- **To be done**: Reproduce the listing word for word. Skip any image.

▬▬▬▬▬▬

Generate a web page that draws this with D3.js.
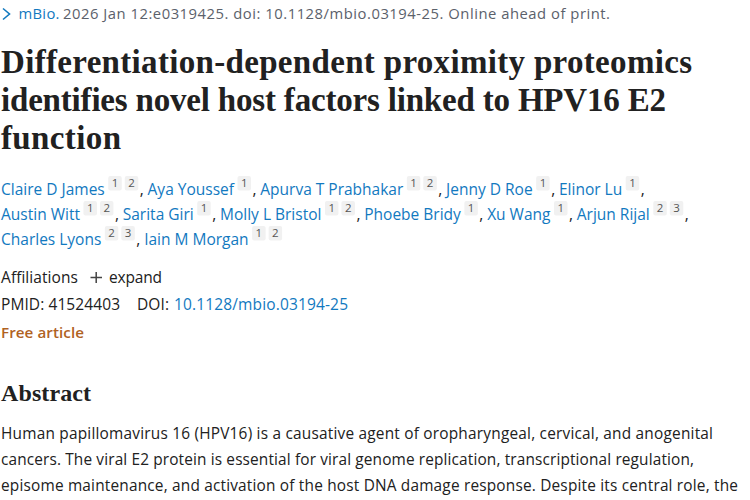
<!DOCTYPE html>
<html><head><meta charset="utf-8">
<script src="https://cdn.jsdelivr.net/npm/d3@7"></script>
<style>html,body{margin:0;padding:0;background:#fff;overflow:hidden}svg{display:block}</style>
</head><body><script>
const citationJournal = "mBio.";
const citationRest = "2026 Jan 12:e0319425. doi: 10.1128/mbio.03194-25. Online ahead of print.";
const titleLines = ["Differentiation-dependent proximity proteomics","identifies novel host factors linked to HPV16 E2","function"];
const authorRows = [
 [["Claire D James",[1,2]],["Aya Youssef",[1]],["Apurva T Prabhakar",[1,2]],["Jenny D Roe",[1]],["Elinor Lu",[1]]],
 [["Austin Witt",[1,2]],["Sarita Giri",[1]],["Molly L Bristol",[1,2]],["Phoebe Bridy",[1]],["Xu Wang",[1]],["Arjun Rijal",[2,3]]],
 [["Charles Lyons",[2,3]],["Iain M Morgan",[1,2]]]
];
const pmidText = "PMID: 41524403";
const doiLabel = "DOI:";
const doiValue = "10.1128/mbio.03194-25";
const abstractHeading = "Abstract";
const abstractLines = [
 "Human papillomavirus 16 (HPV16) is a causative agent of oropharyngeal, cervical, and anogenital",
 "cancers. The viral E2 protein is essential for viral genome replication, transcriptional regulation,",
 "episome maintenance, and activation of the host DNA damage response. Despite its central role, the"
];
const W=750,H=500;
const SANS="'Open Sans','Noto Sans',sans-serif", SERIF="'Liberation Serif',serif";
const LINK="#1279bf",DARK="#212121",GRAY="#5b616b",ORANGE="#b0621f";
const svg=d3.select("body").append("svg").attr("width",W).attr("height",H).attr("viewBox",[0,0,W,H]);
svg.append("rect").attr("width",W).attr("height",H).attr("fill","#fff");
function t(x,y,s,o={}){
  const e=svg.append("text").attr("x",x).attr("y",y).text(s)
   .attr("font-family",o.family||SANS).attr("font-size",o.size||15).attr("fill",o.fill||DARK)
   .attr("font-weight",o.weight||400).style("white-space","pre");
  if(o.width){e.attr("textLength",o.width).attr("lengthAdjust","spacing");}
  return e;
}
function len(e){return e.node().getComputedTextLength();}
// citation
svg.append("path").attr("d",d3.line()([[3,8.5],[9.5,14],[3,19.5]])).attr("fill","none").attr("stroke",LINK).attr("stroke-width",1.6);
t(18.5,19,citationJournal,{fill:LINK,size:14.8,width:41});
t(63,19,citationRest,{fill:GRAY,size:14.8,width:547});
// title
const titleY=d3.scaleLinear().domain([0,1]).range([72.5,110.5]);
const titleW=[691,665,120];
svg.selectAll("text.title").data(titleLines).join("text").attr("class","title")
 .attr("x",1).attr("y",(d,i)=>titleY(i)).text(d=>d)
 .attr("font-family",SERIF).attr("font-weight",700).attr("font-size",33).attr("fill",DARK)
 .attr("textLength",(d,i)=>titleW[i]).attr("lengthAdjust","spacing");
// authors
const authorY=d3.scaleLinear().domain([0,1]).range([195,220]);
authorRows.forEach((row,r)=>{
  let x=1;const y=authorY(r);
  row.forEach((a,i)=>{
    const n=t(x,y,a[0],{fill:LINK,size:15.5});
    x+=len(n)+3.5;
    a[1].forEach(s=>{
      svg.append("rect").attr("x",x).attr("y",y-19).attr("width",13.5).attr("height",14.5).attr("rx",2).attr("fill","#f1f1f1");
      t(x+6.75,y-8,s,{fill:"#555",size:11.5}).attr("text-anchor","middle");
      x+=16.5;
    });
    if(i<row.length-1||r<2){ t(x-1.5,y,",",{fill:DARK,size:15.5}); x+=6.3; }
  });
});
// affiliations
t(1,283,"Affiliations",{size:15.5,width:77});
svg.append("path").attr("d","M90.5 277.5H102M96.2 272V283").attr("stroke","#444").attr("stroke-width",1.5).attr("fill","none");
t(109,283,"expand",{size:15.5,width:53});
t(1,310,pmidText,{size:15.5,width:119});
t(137,310,doiLabel,{size:15.5,width:32});
t(174,310,doiValue,{fill:LINK,size:15.5,width:174});
t(1,338,"Free article",{fill:ORANGE,size:15.2,weight:600,width:83});
t(1,401,abstractHeading,{family:SERIF,size:24,weight:700,width:90});
const bodyY=d3.scaleLinear().domain([0,1]).range([438.5,464.5]);
const bodyW=[712,693,737];
svg.selectAll("text.body").data(abstractLines).join("text").attr("class","body")
 .attr("x",1).attr("y",(d,i)=>bodyY(i)).text(d=>d)
 .attr("font-family",SANS).attr("font-size",15.4).attr("fill",DARK)
 .attr("textLength",(d,i)=>bodyW[i]).attr("lengthAdjust","spacing");
</script></body></html>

▬▬▬▬▬▬

- **Answer below**:
Generate a web page that draws this with D3.js.
<!DOCTYPE html>
<html><head><meta charset="utf-8">
<script src="https://cdn.jsdelivr.net/npm/d3@7"></script>
<style>html,body{margin:0;padding:0;background:#fff;overflow:hidden}svg{display:block}</style>
</head><body><script>
const citationJournal = "mBio.";
const citationRest = "2026 Jan 12:e0319425. doi: 10.1128/mbio.03194-25. Online ahead of print.";
const titleLines = ["Differentiation-dependent proximity proteomics","identifies novel host factors linked to HPV16 E2","function"];
const authorRows = [
 [["Claire D James",[1,2]],["Aya Youssef",[1]],["Apurva T Prabhakar",[1,2]],["Jenny D Roe",[1]],["Elinor Lu",[1]]],
 [["Austin Witt",[1,2]],["Sarita Giri",[1]],["Molly L Bristol",[1,2]],["Phoebe Bridy",[1]],["Xu Wang",[1]],["Arjun Rijal",[2,3]]],
 [["Charles Lyons",[2,3]],["Iain M Morgan",[1,2]]]
];
const pmidText = "PMID: 41524403";
const doiLabel = "DOI:";
const doiValue = "10.1128/mbio.03194-25";
const abstractHeading = "Abstract";
const abstractLines = [
 "Human papillomavirus 16 (HPV16) is a causative agent of oropharyngeal, cervical, and anogenital",
 "cancers. The viral E2 protein is essential for viral genome replication, transcriptional regulation,",
 "episome maintenance, and activation of the host DNA damage response. Despite its central role, the"
];
const W=750,H=500;
const SANS="'Open Sans','Noto Sans',sans-serif", SERIF="'Liberation Serif',serif";
const LINK="#1279bf",DARK="#212121",GRAY="#5b616b",ORANGE="#b0621f";
const svg=d3.select("body").append("svg").attr("width",W).attr("height",H).attr("viewBox",[0,0,W,H]);
svg.append("rect").attr("width",W).attr("height",H).attr("fill","#fff");
function t(x,y,s,o={}){
  const e=svg.append("text").attr("x",x).attr("y",y).text(s)
   .attr("font-family",o.family||SANS).attr("font-size",o.size||15).attr("fill",o.fill||DARK)
   .attr("font-weight",o.weight||400).style("white-space","pre");
  if(o.width){e.attr("textLength",o.width).attr("lengthAdjust","spacing");}
  return e;
}
function len(e){return e.node().getComputedTextLength();}
// citation
svg.append("path").attr("d",d3.line()([[3,8.5],[9.5,14],[3,19.5]])).attr("fill","none").attr("stroke",LINK).attr("stroke-width",1.6);
t(18.5,19,citationJournal,{fill:LINK,size:14.8,width:41});
t(63,19,citationRest,{fill:GRAY,size:14.8,width:547});
// title
const titleY=d3.scaleLinear().domain([0,1]).range([72.5,110.5]);
const titleW=[691,665,120];
svg.selectAll("text.title").data(titleLines).join("text").attr("class","title")
 .attr("x",1).attr("y",(d,i)=>titleY(i)).text(d=>d)
 .attr("font-family",SERIF).attr("font-weight",700).attr("font-size",33).attr("fill",DARK)
 .attr("textLength",(d,i)=>titleW[i]).attr("lengthAdjust","spacing");
// authors
const authorY=d3.scaleLinear().domain([0,1]).range([195,220]);
authorRows.forEach((row,r)=>{
  let x=1;const y=authorY(r);
  row.forEach((a,i)=>{
    const n=t(x,y,a[0],{fill:LINK,size:15.5});
    x+=len(n)+3.5;
    a[1].forEach(s=>{
      svg.append("rect").attr("x",x).attr("y",y-19).attr("width",13.5).attr("height",14.5).attr("rx",2).attr("fill","#f1f1f1");
      t(x+6.75,y-8,s,{fill:"#555",size:11.5}).attr("text-anchor","middle");
      x+=16.5;
    });
    if(i<row.length-1||r<2){ t(x-1.5,y,",",{fill:DARK,size:15.5}); x+=6.3; }
  });
});
// affiliations
t(1,283,"Affiliations",{size:15.5,width:77});
svg.append("path").attr("d","M90.5 277.5H102M96.2 272V283").attr("stroke","#444").attr("stroke-width",1.5).attr("fill","none");
t(109,283,"expand",{size:15.5,width:53});
t(1,310,pmidText,{size:15.5,width:119});
t(137,310,doiLabel,{size:15.5,width:32});
t(174,310,doiValue,{fill:LINK,size:15.5,width:174});
t(1,338,"Free article",{fill:ORANGE,size:15.2,weight:600,width:83});
t(1,401,abstractHeading,{family:SERIF,size:24,weight:700,width:90});
const bodyY=d3.scaleLinear().domain([0,1]).range([438.5,464.5]);
const bodyW=[712,693,737];
svg.selectAll("text.body").data(abstractLines).join("text").attr("class","body")
 .attr("x",1).attr("y",(d,i)=>bodyY(i)).text(d=>d)
 .attr("font-family",SANS).attr("font-size",15.4).attr("fill",DARK)
 .attr("textLength",(d,i)=>bodyW[i]).attr("lengthAdjust","spacing");
</script></body></html>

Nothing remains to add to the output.